INFORMATION GIVEN:

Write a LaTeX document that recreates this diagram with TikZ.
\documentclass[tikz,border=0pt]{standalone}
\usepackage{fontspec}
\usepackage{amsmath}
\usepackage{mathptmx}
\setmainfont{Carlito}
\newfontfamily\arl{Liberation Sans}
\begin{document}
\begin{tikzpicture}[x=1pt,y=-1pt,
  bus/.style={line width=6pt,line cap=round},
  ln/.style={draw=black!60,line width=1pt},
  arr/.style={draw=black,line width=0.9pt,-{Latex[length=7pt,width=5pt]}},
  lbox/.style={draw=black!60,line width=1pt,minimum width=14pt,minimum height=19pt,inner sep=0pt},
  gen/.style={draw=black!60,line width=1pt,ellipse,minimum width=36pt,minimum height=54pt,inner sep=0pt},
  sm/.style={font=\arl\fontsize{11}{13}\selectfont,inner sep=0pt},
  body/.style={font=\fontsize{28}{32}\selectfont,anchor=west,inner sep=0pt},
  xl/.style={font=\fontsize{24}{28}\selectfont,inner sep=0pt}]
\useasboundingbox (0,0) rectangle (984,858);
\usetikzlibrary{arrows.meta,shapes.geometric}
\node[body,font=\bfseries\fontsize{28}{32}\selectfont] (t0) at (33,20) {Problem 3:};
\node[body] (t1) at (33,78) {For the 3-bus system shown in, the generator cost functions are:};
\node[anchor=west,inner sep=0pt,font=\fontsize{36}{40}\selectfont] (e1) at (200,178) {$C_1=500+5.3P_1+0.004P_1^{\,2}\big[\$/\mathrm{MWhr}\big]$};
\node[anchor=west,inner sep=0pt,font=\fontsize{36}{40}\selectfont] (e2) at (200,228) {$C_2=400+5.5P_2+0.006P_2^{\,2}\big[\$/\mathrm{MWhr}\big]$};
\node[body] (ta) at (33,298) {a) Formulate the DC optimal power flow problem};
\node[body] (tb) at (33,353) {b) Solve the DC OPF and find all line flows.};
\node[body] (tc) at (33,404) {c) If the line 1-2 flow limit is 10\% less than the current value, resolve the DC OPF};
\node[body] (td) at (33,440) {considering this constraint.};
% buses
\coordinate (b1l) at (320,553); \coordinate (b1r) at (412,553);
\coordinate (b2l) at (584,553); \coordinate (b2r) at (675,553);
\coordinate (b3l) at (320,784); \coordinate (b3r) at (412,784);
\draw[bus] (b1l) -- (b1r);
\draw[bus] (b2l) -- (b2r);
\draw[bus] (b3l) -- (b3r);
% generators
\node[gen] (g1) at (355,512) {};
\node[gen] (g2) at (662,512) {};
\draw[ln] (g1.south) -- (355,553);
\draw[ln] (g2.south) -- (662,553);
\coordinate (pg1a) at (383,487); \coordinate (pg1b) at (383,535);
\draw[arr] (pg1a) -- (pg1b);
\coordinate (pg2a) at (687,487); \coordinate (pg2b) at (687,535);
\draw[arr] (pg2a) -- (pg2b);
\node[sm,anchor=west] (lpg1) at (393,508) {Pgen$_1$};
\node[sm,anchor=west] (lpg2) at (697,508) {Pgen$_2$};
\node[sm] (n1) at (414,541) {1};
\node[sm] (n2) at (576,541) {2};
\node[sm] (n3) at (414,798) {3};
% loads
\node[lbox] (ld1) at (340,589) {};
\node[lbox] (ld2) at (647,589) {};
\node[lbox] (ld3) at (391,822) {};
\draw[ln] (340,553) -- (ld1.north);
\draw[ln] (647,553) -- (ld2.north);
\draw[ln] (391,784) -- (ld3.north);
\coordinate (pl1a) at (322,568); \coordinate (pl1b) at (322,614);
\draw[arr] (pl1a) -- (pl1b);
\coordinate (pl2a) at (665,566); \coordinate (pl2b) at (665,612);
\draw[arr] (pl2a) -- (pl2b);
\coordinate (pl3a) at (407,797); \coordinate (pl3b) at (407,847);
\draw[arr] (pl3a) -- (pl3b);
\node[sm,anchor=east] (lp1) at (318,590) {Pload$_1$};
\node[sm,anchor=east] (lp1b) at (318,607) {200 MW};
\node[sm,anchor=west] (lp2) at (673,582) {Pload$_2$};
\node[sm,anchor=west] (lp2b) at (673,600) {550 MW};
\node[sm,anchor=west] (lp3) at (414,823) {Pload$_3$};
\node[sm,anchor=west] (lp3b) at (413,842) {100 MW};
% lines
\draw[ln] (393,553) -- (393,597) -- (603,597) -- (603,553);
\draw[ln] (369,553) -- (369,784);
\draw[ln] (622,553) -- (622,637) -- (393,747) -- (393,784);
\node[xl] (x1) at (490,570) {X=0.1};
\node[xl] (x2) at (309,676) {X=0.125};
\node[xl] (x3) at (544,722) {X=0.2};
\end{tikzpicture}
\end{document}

--

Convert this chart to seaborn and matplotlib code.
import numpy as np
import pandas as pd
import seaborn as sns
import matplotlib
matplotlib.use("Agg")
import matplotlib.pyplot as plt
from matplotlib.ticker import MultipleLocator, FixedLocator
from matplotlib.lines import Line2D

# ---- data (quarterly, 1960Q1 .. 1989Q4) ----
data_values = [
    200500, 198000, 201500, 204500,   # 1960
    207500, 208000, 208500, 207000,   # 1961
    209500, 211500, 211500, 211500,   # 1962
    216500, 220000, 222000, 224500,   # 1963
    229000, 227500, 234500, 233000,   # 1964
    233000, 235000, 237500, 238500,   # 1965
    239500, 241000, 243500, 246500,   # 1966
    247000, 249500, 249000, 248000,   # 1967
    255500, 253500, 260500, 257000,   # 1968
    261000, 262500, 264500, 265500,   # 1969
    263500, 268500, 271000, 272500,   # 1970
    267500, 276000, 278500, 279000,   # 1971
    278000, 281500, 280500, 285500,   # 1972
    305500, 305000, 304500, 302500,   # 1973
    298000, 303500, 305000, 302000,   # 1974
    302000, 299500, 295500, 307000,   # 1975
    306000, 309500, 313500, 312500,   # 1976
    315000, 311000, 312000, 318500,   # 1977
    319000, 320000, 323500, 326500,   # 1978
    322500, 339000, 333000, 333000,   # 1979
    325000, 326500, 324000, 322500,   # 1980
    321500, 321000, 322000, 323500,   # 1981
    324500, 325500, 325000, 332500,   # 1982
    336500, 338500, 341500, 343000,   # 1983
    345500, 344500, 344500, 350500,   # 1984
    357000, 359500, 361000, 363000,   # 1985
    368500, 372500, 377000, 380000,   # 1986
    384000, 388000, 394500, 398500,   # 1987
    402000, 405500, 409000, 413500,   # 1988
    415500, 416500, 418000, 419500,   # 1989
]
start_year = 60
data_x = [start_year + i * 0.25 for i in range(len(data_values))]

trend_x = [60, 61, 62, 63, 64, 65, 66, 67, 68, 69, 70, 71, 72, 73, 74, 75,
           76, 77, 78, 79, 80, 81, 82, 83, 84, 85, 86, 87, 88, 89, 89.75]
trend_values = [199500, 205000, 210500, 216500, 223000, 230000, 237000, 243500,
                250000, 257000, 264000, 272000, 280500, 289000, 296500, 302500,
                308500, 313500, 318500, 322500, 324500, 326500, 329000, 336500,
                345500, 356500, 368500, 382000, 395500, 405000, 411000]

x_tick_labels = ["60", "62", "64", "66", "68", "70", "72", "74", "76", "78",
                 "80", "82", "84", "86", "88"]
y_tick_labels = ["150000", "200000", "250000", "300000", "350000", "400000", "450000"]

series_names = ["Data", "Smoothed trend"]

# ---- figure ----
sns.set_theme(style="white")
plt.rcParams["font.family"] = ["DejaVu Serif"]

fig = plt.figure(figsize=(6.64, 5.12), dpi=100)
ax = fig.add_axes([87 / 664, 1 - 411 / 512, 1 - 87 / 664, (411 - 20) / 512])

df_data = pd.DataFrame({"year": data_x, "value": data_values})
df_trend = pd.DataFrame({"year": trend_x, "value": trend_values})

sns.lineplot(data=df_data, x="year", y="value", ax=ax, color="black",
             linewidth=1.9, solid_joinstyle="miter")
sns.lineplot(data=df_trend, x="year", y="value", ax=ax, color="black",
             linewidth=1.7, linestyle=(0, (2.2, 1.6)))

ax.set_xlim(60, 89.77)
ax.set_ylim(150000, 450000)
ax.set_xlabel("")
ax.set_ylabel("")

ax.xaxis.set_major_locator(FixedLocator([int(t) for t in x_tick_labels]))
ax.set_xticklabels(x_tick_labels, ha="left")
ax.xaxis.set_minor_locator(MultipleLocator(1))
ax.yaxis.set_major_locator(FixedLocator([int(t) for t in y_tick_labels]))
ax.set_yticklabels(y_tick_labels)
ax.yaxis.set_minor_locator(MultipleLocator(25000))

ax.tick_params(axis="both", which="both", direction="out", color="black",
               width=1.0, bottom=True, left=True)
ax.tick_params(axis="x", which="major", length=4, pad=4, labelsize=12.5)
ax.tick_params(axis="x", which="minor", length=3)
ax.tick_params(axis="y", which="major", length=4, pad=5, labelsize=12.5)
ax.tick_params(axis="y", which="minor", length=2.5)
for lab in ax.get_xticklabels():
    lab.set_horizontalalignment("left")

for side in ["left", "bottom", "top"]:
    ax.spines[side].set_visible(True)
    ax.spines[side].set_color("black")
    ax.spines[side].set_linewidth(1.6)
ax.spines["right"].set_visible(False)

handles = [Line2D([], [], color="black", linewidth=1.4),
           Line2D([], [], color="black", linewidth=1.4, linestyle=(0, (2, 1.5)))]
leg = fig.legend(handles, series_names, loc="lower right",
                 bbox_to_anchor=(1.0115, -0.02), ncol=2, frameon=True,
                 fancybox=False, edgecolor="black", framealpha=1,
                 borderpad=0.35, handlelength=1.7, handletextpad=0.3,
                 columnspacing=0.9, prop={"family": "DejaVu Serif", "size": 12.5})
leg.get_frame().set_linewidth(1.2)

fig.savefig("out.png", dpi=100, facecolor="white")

PROBLEM DETAILS: Retype, in the same exact form, the lines of the material above from the line holding "Convert this chart" through the line holding "from matplotlib.lines import Line2D".

RESULT OF THIS TASK:
Convert this chart to seaborn and matplotlib code.
import numpy as np
import pandas as pd
import seaborn as sns
import matplotlib
matplotlib.use("Agg")
import matplotlib.pyplot as plt
from matplotlib.ticker import MultipleLocator, FixedLocator
from matplotlib.lines import Line2D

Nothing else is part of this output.